All I can say is that they are completely stunning and that they flawlessly stream onto your screen when you run across the wilderness unlike the choppiness of Morrowind. The buildings were taken from actual buildings across the world and the textures were multiplied to make the ones in Oblivion. The grass blades and trees are in high detail and you can even see the hairs standing up on a monster's chest. It is unreal how amazing everything looks, although I would have to say that some other 360 titles look a tad bit better, emphasis on a TAD. But this is because they don't have 16 square miles of content to cover!

Half the content of the disc is dedicated to sound. Every single NPC in the entire game has his own schedule that progresses even if you are not around and a completely unique dialogue that they will speak every word of and not just type across the screen. It would take literally a month just to listen to every word by every NPC in the game.
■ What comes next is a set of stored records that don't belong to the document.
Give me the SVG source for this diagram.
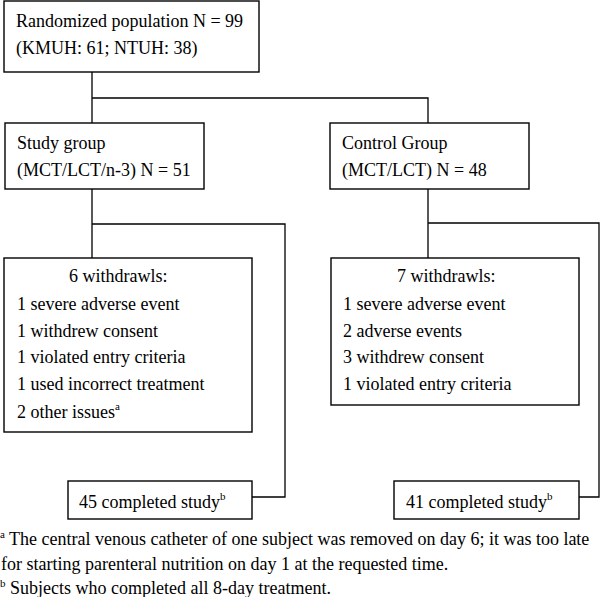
<svg xmlns="http://www.w3.org/2000/svg" width="600" height="597" viewBox="0 0 600 597">
<style>
.b{fill:#fff;stroke:#000;stroke-width:1.4}
.c{fill:none;stroke:#000;stroke-width:1.3}
text{font-family:"Liberation Serif","Times New Roman",serif;font-size:18px;fill:#000}
.s{font-size:11px}
</style>
<rect width="600" height="597" fill="#fff"/>
<g id="connectors">
<path class="c" d="M92 72V123M92 98H428V123"/>
<path class="c" d="M92 189V258M92 224H285V497H252"/>
<path class="c" d="M428 189V258M428 223H599V497H579"/>
</g>
<g id="randomized">
<rect class="b" x="4" y="1" width="255" height="71"/>
<text x="16" y="27">Randomized population N = 99</text>
<text x="16" y="54">(KMUH: 61; NTUH: 38)</text>
</g>
<g id="study">
<rect class="b" x="5" y="123" width="199" height="66"/>
<text x="17" y="149">Study group</text>
<text x="17" y="176">(MCT/LCT/n-3) N = 51</text>
</g>
<g id="control">
<rect class="b" x="330" y="123" width="199" height="66"/>
<text x="342" y="149">Control Group</text>
<text x="342" y="176">(MCT/LCT) N = 48</text>
</g>
<g id="study-withdrawals">
<rect class="b" x="4" y="258" width="248" height="174"/>
<text x="69" y="282">6 withdrawls:</text>
<text x="17" y="310">1 severe adverse event</text>
<text x="17" y="337">1 withdrew consent</text>
<text x="17" y="363">1 violated entry criteria</text>
<text x="17" y="390">1 used incorrect treatment</text>
<text x="17" y="418">2 other issues<tspan class="s" dy="-8">a</tspan></text>
</g>
<g id="control-withdrawals">
<rect class="b" x="331" y="258" width="248" height="147"/>
<text x="397" y="282">7 withdrawls:</text>
<text x="343" y="310">1 severe adverse event</text>
<text x="343" y="337">2 adverse events</text>
<text x="343" y="363">3 withdrew consent</text>
<text x="343" y="390">1 violated entry criteria</text>
</g>
<g id="study-completed">
<rect class="b" x="68" y="481" width="184" height="38"/>
<text x="79" y="508">45 completed study<tspan class="s" dy="-8">b</tspan></text>
</g>
<g id="control-completed">
<rect class="b" x="394" y="481" width="185" height="38"/>
<text x="406" y="508">41 completed study<tspan class="s" dy="-8">b</tspan></text>
</g>
<g id="footnotes">
<text x="0" y="545"><tspan class="s" dy="-7">a</tspan><tspan dy="7"> The central venous catheter of one subject was removed on day 6; it was too late</tspan></text>
<text x="1" y="570">for starting parenteral nutrition on day 1 at the requested time.</text>
<text x="0" y="594"><tspan class="s" dy="-7">b</tspan><tspan dy="7"> Subjects who completed all 8-day treatment.</tspan></text>
</g>
</svg>
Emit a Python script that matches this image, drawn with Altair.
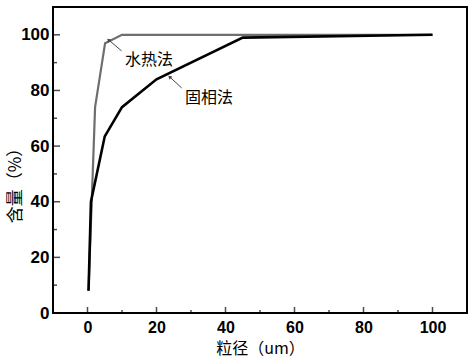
import altair as alt
import pandas as pd

# data
hydro_x = [0.3, 2.2, 5.1, 10, 100]
hydro_y = [8, 74, 97, 100, 100]
solid_x = [0.3, 1.0, 5.0, 10, 20, 45, 100]
solid_y = [8, 40, 63.5, 74, 84, 99, 100]

major_x = [0, 20, 40, 60, 80, 100]
minor_x = [10, 30, 50, 70, 90]
major_y = [0, 20, 40, 60, 80, 100]
minor_y = [10, 30, 50, 70, 90]

labels = ["水热法", "固相法"]
label_x = [17.8, 35.2]
label_y = [91, 77.3]
arrow_x1 = [9.9, 27.3]
arrow_y1 = [94.2, 80.9]
arrow_x2 = [6.1, 23.8]
arrow_y2 = [98.2, 84.9]

CJK = "Noto Sans CJK SC"
NUM = "Liberation Sans"

xs = alt.Scale(domain=[-10, 110], nice=False, zero=False)
ys = alt.Scale(domain=[0, 110], nice=False)

hydro = pd.DataFrame({"x": hydro_x, "y": hydro_y})
solid = pd.DataFrame({"x": solid_x, "y": solid_y})

base_x = alt.X("x:Q", scale=xs, title="粒径（um）",
               axis=alt.Axis(values=major_x, grid=False, domain=False, ticks=False,
                             labelFont=NUM, labelFontWeight="bold", labelFontSize=16,
                             labelColor="black", labelPadding=6,
                             titleFont=CJK, titleFontSize=16, titleFontWeight="normal",
                             titleColor="black", titlePadding=5))
base_y = alt.Y("y:Q", scale=ys, title="含量（%）",
               axis=alt.Axis(values=major_y, grid=False, domain=False, ticks=False,
                             labelFont=NUM, labelFontWeight="bold", labelFontSize=17,
                             labelColor="black", labelPadding=4,
                             titleFont=CJK, titleFontSize=17, titleFontWeight="normal",
                             titleColor="black", titleX=-38, titleY=174,
                             titleBaseline="middle"))

l_hydro = alt.Chart(hydro).mark_line(color="#6e6e6e", strokeWidth=2.2).encode(x=base_x, y=base_y)
l_solid = alt.Chart(solid).mark_line(color="black", strokeWidth=2.6).encode(
    x=alt.X("x:Q", scale=xs), y=alt.Y("y:Q", scale=ys))

tx_major = alt.Chart(pd.DataFrame({"x": major_x})).mark_tick(
    orient="vertical", size=6, thickness=1.5, color="black").encode(
    x=alt.X("x:Q", scale=xs), y=alt.value(303))
tx_minor = alt.Chart(pd.DataFrame({"x": minor_x})).mark_tick(
    orient="vertical", size=3, thickness=1.5, color="black").encode(
    x=alt.X("x:Q", scale=xs), y=alt.value(304.5))
ty_major = alt.Chart(pd.DataFrame({"y": major_y})).mark_tick(
    orient="horizontal", size=7, thickness=1.5, color="black").encode(
    y=alt.Y("y:Q", scale=ys), x=alt.value(3.5))
ty_minor = alt.Chart(pd.DataFrame({"y": minor_y})).mark_tick(
    orient="horizontal", size=4, thickness=1.5, color="black").encode(
    y=alt.Y("y:Q", scale=ys), x=alt.value(2))

ann = pd.DataFrame({"t": labels, "x": label_x, "y": label_y,
                    "x1": arrow_x1, "y1": arrow_y1, "x2": arrow_x2, "y2": arrow_y2})
texts = alt.Chart(ann).mark_text(font=CJK, fontSize=16, color="black").encode(
    x=alt.X("x:Q", scale=xs), y=alt.Y("y:Q", scale=ys), text="t:N")
arrows = alt.Chart(ann).mark_rule(color="#444444", strokeWidth=1).encode(
    x=alt.X("x1:Q", scale=xs), y=alt.Y("y1:Q", scale=ys), x2="x2:Q", y2="y2:Q")
heads = alt.Chart(ann).mark_point(shape="triangle-up", filled=True, size=18,
                                  color="#444444", opacity=1, angle=310).encode(
    x=alt.X("x2:Q", scale=xs), y=alt.Y("y2:Q", scale=ys))

chart = alt.layer(l_hydro, l_solid, tx_major, tx_minor, ty_major, ty_minor,
                  arrows, heads, texts).properties(
    width=414, height=306,
    background="white",
    autosize=alt.AutoSizeParams(type="none"),
    padding={"left": 53, "top": 7, "right": 7, "bottom": 45},
).configure_view(stroke="black", strokeWidth=2)

chart.save("out.html", embed_options={"renderer": "svg", "actions": False})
Not only is there a lot of it, but it sounds great, along with the organic sounds of your horse's hooves pounding or metal from your sword meeting an opponent's.

Overall this is an amazing game that you HAVE to pick up, even if you only had a slight interest in Morrowind. And, if you haven't played Morrowind, it doesn't matter either because Oblivion's story stands alone. If you like Japanese-styled RPGs or MMORPG-style games, this brings an aspect of both to it without the multiplayer aspect of an MMORPG. The only negative factor that I can think of is that they are making us pay for small content downloads which is ridiculous when we already spent $10 or $20 additional for the Xbox 360 version. Also, the load times can be a bit painful, but they are very tolerable and you begin to not even notice them. Try it. Buy it. Love it... Oblivion, ladies and gentlemen (claps*)

P.S. Pick up the collector's edition. The making of the game video is about 2 hours long and is very, very cool!